_TO BE DONE_: Only the lines from the top of the listing below to the line that has "var centralLuzon = [10.7];" should be echoed, with both ends kept and pictures left out.

_INFORMATION SHOWN_:
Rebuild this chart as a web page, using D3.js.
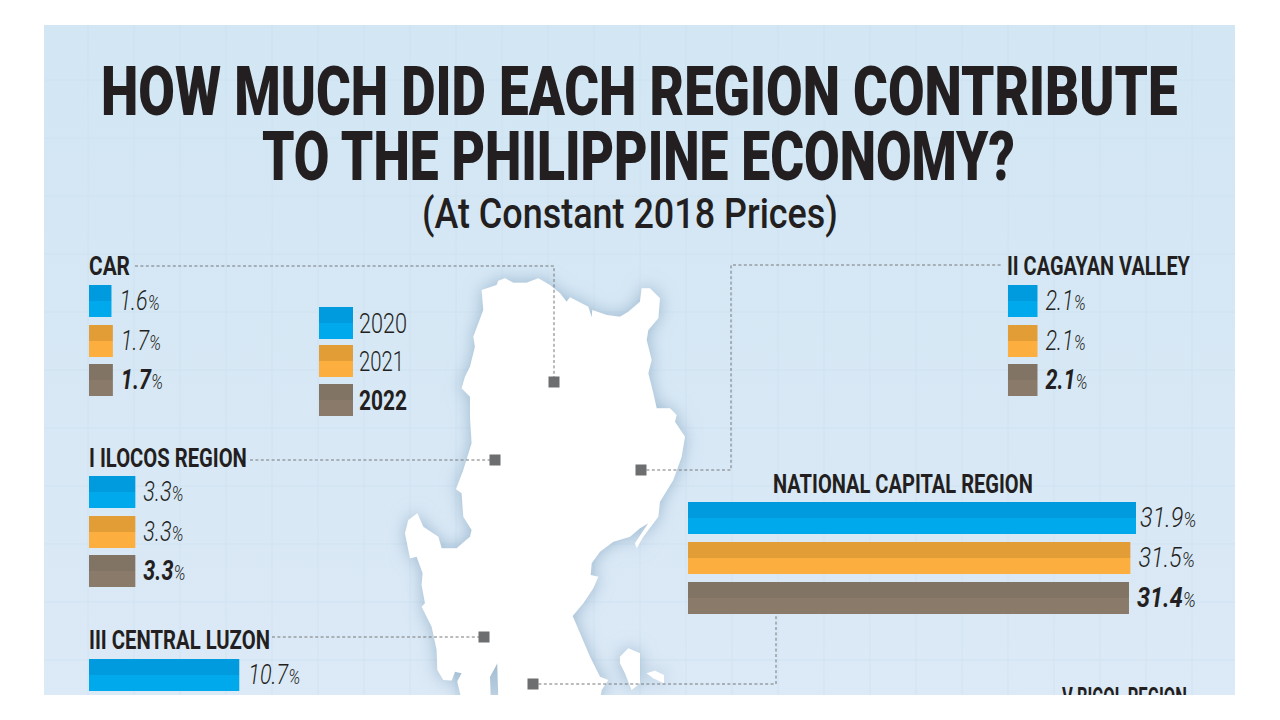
<!DOCTYPE html>
<html>
<head>
<meta charset="utf-8">
<title>Regional contribution to the Philippine economy</title>
<script src="https://cdn.jsdelivr.net/npm/d3@7"></script>
<style>
  html, body { margin: 0; padding: 0; background: #fff; }
  svg { display: block; }
  text { fill: #231f20; font-family: "Roboto", sans-serif; }
</style>
</head>
<body>
<div id="chart"></div>
<script>
// data
var years = ['2020', '2021', '2022'];
var car = [1.6, 1.7, 1.7];
var ilocos = [3.3, 3.3, 3.3];
var cagayan = [2.1, 2.1, 2.1];
var ncr = [31.9, 31.5, 31.4];
var centralLuzon = [10.7]; // the other two years are cut off by the crop

// where each block sits on the page
var blocks = [
  { name: 'CAR', values: car, x: 89, titleY: 275, titleLen: 41, rows: [285, 325, 364], gaps: [8, 8, 8], squeeze: 0.8 },
  { name: 'I ILOCOS REGION', values: ilocos, x: 89, titleY: 467, titleLen: 158, rows: [476, 516, 555], gaps: [8, 8, 8], squeeze: 0.8 },
  { name: 'III CENTRAL LUZON', values: centralLuzon, x: 89, titleY: 649, titleLen: 181, rows: [659], gaps: [9], squeeze: 0.8 },
  { name: 'II CAGAYAN VALLEY', values: cagayan, x: 1008, titleY: 275, titleX: 1007, titleLen: 183, rows: [285, 325, 364], gaps: [8, 8, 8], squeeze: 0.8 },
  { name: 'NATIONAL CAPITAL REGION', values: ncr, x: 688, titleY: 493, titleX: 773, titleLen: 260, rows: [502, 542, 582], gaps: [4, 8, 8], squeeze: 0.87 }
];

var W = 1280, H = 720;
var panel = { x: 44, y: 25, w: 1191, h: 670 };
var barH = 32;

var svg = d3.select('#chart').append('svg').attr('width', W).attr('height', H);
var defs = svg.append('defs');

defs.append('clipPath').attr('id', 'panel-clip').append('rect')
  .attr('x', panel.x).attr('y', panel.y).attr('width', panel.w).attr('height', panel.h);

var bgGrad = defs.append('linearGradient').attr('id', 'panel-bg')
  .attr('x1', 0).attr('y1', 0).attr('x2', 0).attr('y2', 1);
bgGrad.append('stop').attr('offset', 0).attr('stop-color', '#d2e6f4');
bgGrad.append('stop').attr('offset', 1).attr('stop-color', '#dce9f6');

// two tone fills, dark on the top half
var tones = [['#009bdf', '#00a8ec'], ['#e39d37', '#fcae3e'], ['#827464', '#8a7a69']];
tones.forEach(function(t, i) {
  var g = defs.append('linearGradient').attr('id', 'tone' + i)
    .attr('x1', 0).attr('y1', 0).attr('x2', 0).attr('y2', 1);
  g.append('stop').attr('offset', 0.5).attr('stop-color', t[0]);
  g.append('stop').attr('offset', 0.5).attr('stop-color', t[1]);
});

var shadow = defs.append('filter').attr('id', 'map-shadow')
  .attr('x', '-20%').attr('y', '-20%').attr('width', '140%').attr('height', '140%');
shadow.append('feDropShadow').attr('dx', 0).attr('dy', 0).attr('stdDeviation', 26)
  .attr('flood-color', '#7fa3bd').attr('flood-opacity', 0.7);

var root = svg.append('g').attr('clip-path', 'url(#panel-clip)');

root.append('rect')
  .attr('x', panel.x).attr('y', panel.y).attr('width', panel.w).attr('height', panel.h)
  .attr('fill', 'url(#panel-bg)');

// faint paper grid
var grid = root.append('g').attr('stroke', '#c9dfef').attr('stroke-width', 1).attr('opacity', 0.6);
grid.selectAll('.v').data(d3.range(88, panel.x + panel.w, 46)).enter().append('line')
  .attr('x1', function(d) { return d; }).attr('x2', function(d) { return d; })
  .attr('y1', panel.y).attr('y2', panel.y + panel.h);
grid.selectAll('.h').data(d3.range(80, panel.y + panel.h, 58)).enter().append('line')
  .attr('y1', function(d) { return d; }).attr('y2', function(d) { return d; })
  .attr('x1', panel.x).attr('x2', panel.x + panel.w);

// squeeze a text sideways until it is len wide, the picture uses a condensed face
function fit(sel, x, y, len) {
  var natural = sel.node().getComputedTextLength();
  sel.attr('transform', 'translate(' + x + ',' + y + ') scale(' + (len / natural) + ',1)');
}

function heading(txt, x, y, size, len, weight) {
  var t = root.append('text').text(txt).attr('font-size', size).attr('font-weight', weight);
  fit(t, x, y, len);
}
heading('HOW MUCH DID EACH REGION CONTRIBUTE', 101, 115, 68, 1077, 900);
heading('TO THE PHILIPPINE ECONOMY?', 262, 180, 68, 753, 900);
heading('(At Constant 2018 Prices)', 422, 228, 42, 416, 500);

// Luzon outline
var luzon = [[305,90],[350,75],[355,62],[375,55],[400,68],[440,68],[475,55],[510,75],[540,100],[560,125],[570,112],[625,140],[635,172],[637,150],[680,165],[720,170],[745,155],[780,125],[785,85],[810,85],[840,115],[835,175],[805,210],[800,240],[815,300],[805,340],[820,400],[830,445],[870,445],[890,465],[885,485],[915,530],[905,590],[880,660],[840,725],[835,770],[790,830],[770,865],[765,850],[805,790],[780,805],[750,830],[700,845],[660,875],[635,910],[632,945],[655,950],[640,985],[610,1030],[578,1068],[600,1120],[630,1190],[660,1250],[685,1260],[665,1290],[660,1320],[355,1320],[352,1210],[330,1250],[332,1320],[245,1320],[232,1265],[245,1240],[225,1235],[215,1262],[190,1260],[172,1230],[170,1170],[155,1100],[125,1040],[135,1030],[125,975],[128,940],[110,890],[90,895],[75,820],[85,780],[112,760],[130,800],[175,830],[185,865],[230,865],[270,830],[275,810],[250,770],[245,700],[228,688],[250,630],[275,550],[270,470],[270,410],[245,385],[255,350],[270,320],[285,260],[280,230],[310,150]];
var islandA = [[720,1190],[745,1165],[780,1180],[780,1270],[755,1290],[735,1240],[720,1210]];
var islandB = [[800,1240],[825,1232],[852,1245],[852,1270],[820,1255]];

var outline = d3.line().curve(d3.curveLinearClosed);
root.append('g')
  .attr('transform', 'translate(380,260) scale(0.3333)')
  .attr('filter', 'url(#map-shadow)')
  .selectAll('path').data([luzon, islandA, islandB]).enter().append('path')
  .attr('d', outline)
  .attr('fill', '#fff');

// leader lines from the labels to the map
var leaders = [
  [[135,266],[554,266],[554,382]],
  [[250,460],[495,460]],
  [[272,637],[484,637]],
  [[641,470],[731,470],[731,265],[1002,265]],
  [[533,684],[776,684],[776,614]]
];
root.append('g').selectAll('path').data(leaders).enter().append('path')
  .attr('d', d3.line())
  .attr('fill', 'none')
  .attr('stroke', '#77787b')
  .attr('stroke-width', 1)
  .attr('stroke-dasharray', '3 2.4');

var markers = [[554,382],[495,460],[484,637],[641,470],[533,684]];
root.append('g').selectAll('rect').data(markers).enter().append('rect')
  .attr('x', function(d) { return d[0] - 5.5; })
  .attr('y', function(d) { return d[1] - 5.5; })
  .attr('width', 11).attr('height', 11)
  .attr('fill', '#6d6e70');

// same scale for every bar on the page
var x = d3.scaleLinear().domain([0, 31.9]).range([0, 448]);
var yearIndex = d3.scaleOrdinal().domain(years).range([0, 1, 2]);

var block = root.selectAll('.block').data(blocks).enter().append('g').attr('class', 'block');

block.append('text')
  .attr('font-size', 25)
  .attr('font-weight', 700)
  .text(function(d) { return d.name; })
  .each(function(d) { fit(d3.select(this), d.titleX || d.x, d.titleY, d.titleLen); });

var row = block.selectAll('.row')
  .data(function(d) {
    return d.values.map(function(v, i) {
      return { value: v, year: years[i], x: d.x, y: d.rows[i], gap: d.gaps[i], squeeze: d.squeeze };
    });
  })
  .enter().append('g').attr('class', 'row');

row.append('rect')
  .attr('x', function(d) { return d.x; })
  .attr('y', function(d) { return d.y; })
  .attr('width', function(d) { return x(d.value); })
  .attr('height', barH)
  .attr('fill', function(d) { return 'url(#tone' + yearIndex(d.year) + ')'; });

var label = row.append('text')
  .attr('transform', function(d) {
    return 'translate(' + (d.x + x(d.value) + d.gap) + ',' + (d.y + 25) + ') scale(' + d.squeeze + ',1)';
  })
  .attr('font-style', 'italic')
  .attr('font-weight', function(d) { return d.year === '2022' ? 700 : 300; });
label.append('tspan').attr('font-size', 27).text(function(d) { return d.value.toFixed(1); });
label.append('tspan').attr('font-size', 21).attr('font-weight', 300).text('%');

// V Bicol heading, mostly cropped by the panel edge
var bicol = root.append('text').attr('font-size', 25).attr('font-weight', 700).text('V BICOL REGION');
fit(bicol, 1062, 706, 125);

// legend
var legendRows = [307, 345, 384];
var legend = root.selectAll('.legend').data(years).enter().append('g').attr('class', 'legend');
legend.append('rect')
  .attr('x', 319)
  .attr('y', function(d, i) { return legendRows[i]; })
  .attr('width', 34).attr('height', 32)
  .attr('fill', function(d) { return 'url(#tone' + yearIndex(d) + ')'; });
legend.append('text')
  .attr('font-size', 27)
  .attr('font-weight', function(d) { return d === '2022' ? 700 : 300; })
  .text(function(d) { return d; })
  .each(function(d, i) { fit(d3.select(this), 359, legendRows[i] + 26, d === '2021' ? 45 : 48); });
</script>
</body>
</html>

_COMPLETE RESPONSE_:
Rebuild this chart as a web page, using D3.js.
<!DOCTYPE html>
<html>
<head>
<meta charset="utf-8">
<title>Regional contribution to the Philippine economy</title>
<script src="https://cdn.jsdelivr.net/npm/d3@7"></script>
<style>
  html, body { margin: 0; padding: 0; background: #fff; }
  svg { display: block; }
  text { fill: #231f20; font-family: "Roboto", sans-serif; }
</style>
</head>
<body>
<div id="chart"></div>
<script>
// data
var years = ['2020', '2021', '2022'];
var car = [1.6, 1.7, 1.7];
var ilocos = [3.3, 3.3, 3.3];
var cagayan = [2.1, 2.1, 2.1];
var ncr = [31.9, 31.5, 31.4];
var centralLuzon = [10.7]; // the other two years are cut off by the crop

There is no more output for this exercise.